I disagree with Richard Abowitz's opinion here. Even the annihilation of history has a history. I remember my first visit to Vegas. Riding down the Strip in an open convertible on a sunny day and gazing in wonder at the many large casinos I thought "How did this place come to be?" A "Mob Museum" for Las Vegas is a splendid idea!:
I will go on the record that I think the mob museum is a horrible idea. In 2009, Vegas has reinvented itself in so many ways and so many times that a mob museum already sounds quaint and dated. Maybe the last time this may have been a good idea was back when "The Sopranos" was a hit television show. Otherwise, if you care about the mob in Vegas, rent the movie "Casino."

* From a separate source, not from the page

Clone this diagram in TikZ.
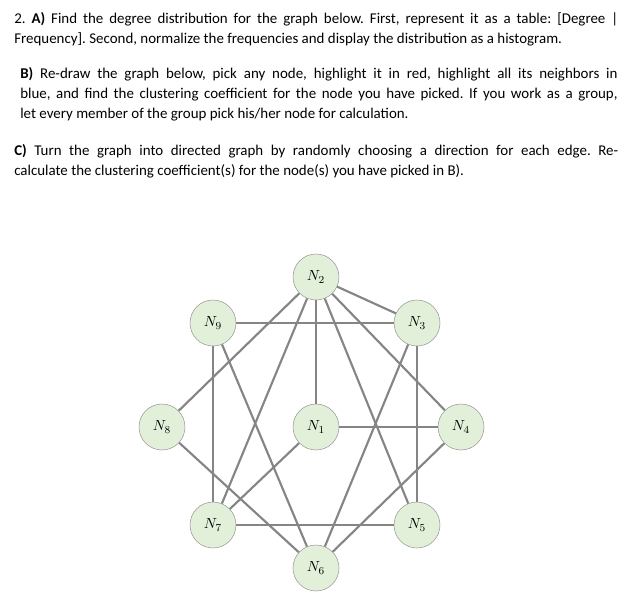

The bigger issue is that no matter who is paying, museums are not the sort of new attractions Vegas needs right now to recover. This idea totally misses the mark of why people come to Vegas, and what makes Vegas so special. It is not our history but our lack of history that draws people. It is not the education you can gain about the history of the town when you visit Vegas, but what you can do in Vegas while visiting that brings the tourists.
As I have noted before, Vegas sells experience: entertainments that can't be pirated, downloaded or bought online. Therefore concerts, production shows, dining, gambling, nightclubs and attractions with interactions are going to continue to bring people here. To assist that process, Vegas has to return not to the days of the mob or invoking those memories, but to actually delivering the unbelievable bargains of 30 years ago. We need to allow regular, hardworking people to afford to come to Vegas and leave with memories that are worth their money.
In this way, Vegas is closer to a movie or compact disc than it is to most other tourists destinations. In many ways, one goes to Paris or New York to be steeped in their culture, visit museums and see landmarks. You experience those places hoping to gain something of the legendary location's special traditions and history.
That is not Las Vegas. Las Vegas is a gaudy blank slate of unlimited potential in which you create your own custom experiences during a visit. One does not come to Vegas for the history of Vegas -- mob or otherwise -- but for the ever-changing now of Las Vegas, with its malleable ways to take a walk on the wild side. What makes people come to Vegas is not what they can see here, but what they can do here. And, in that sense, money aside, the mob museum sort of misses the point: Vegas tourists want the now of this place, the torrent of possibilities of today's Vegas, not the then of this town's history. A Vegas trying to sell its past is a Vegas without a future.